I've written about the anti-email crusade before (most recently in a blog post (How To Work Less And Produce More) referencing a Harvard Business Review Article that cites research showing "it takes about 25 minutes for a
worker to resume a project after an email interruption. . .this type of interruption is more costly than is credited, spelling bad bottom-line news for companies and individuals. . .the information-undertow that so many of us feel compelled to engage day in, day out, can adversely affect not only personal well-being but also decision making, innovation, and productivity."
The topic came up again recently in a Wall Street Journal blog post by Sue Shellenbarger. She references a forward-thinking CEO who objects to an over-reliance on email because:
". . . people use it to avoid talking with others, or to hide negative or critical messages or information from coworkers, sometimes by hitting the "bcc" button. His goal in setting the ban is to get employees "authentically addressing issues amongst each other," he told employees. "Confront issues head-on, don't hide behind emails." So far, the edict is working; people are grabbing their phones or walking to each other's desks to talk, Mr. Dalgaard says. Employees can still contact each other online through in-house social networks, where groups post short messages that can immediately be seen by everyone."

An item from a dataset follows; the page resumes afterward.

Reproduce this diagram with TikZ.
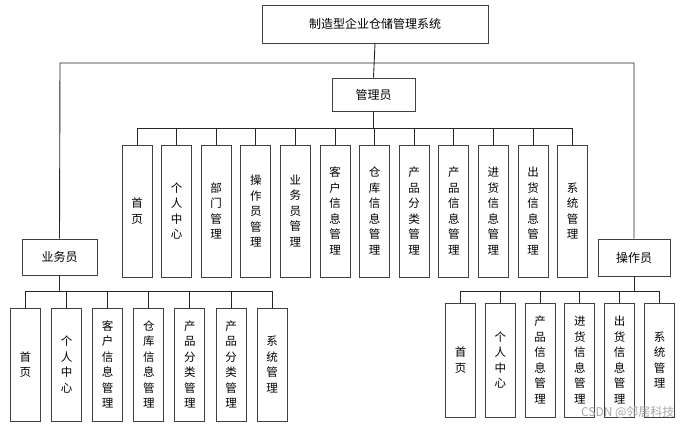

Shellenbarger also cites an article in the Journal of Applied Psychology which "found that people are more willing to lie when communicating via email than with pen and paper, and feel more justified doing so. This was true regardless of whether the writers were told their falsehood would be discovered by others."
The upshot is, less reliance on email means higher productivity, more effective (and possibly even more honest) communications at an individual level, and overall an improved organizational culture. Plus, you get to escape the tyranny of the inbox. What's not to like?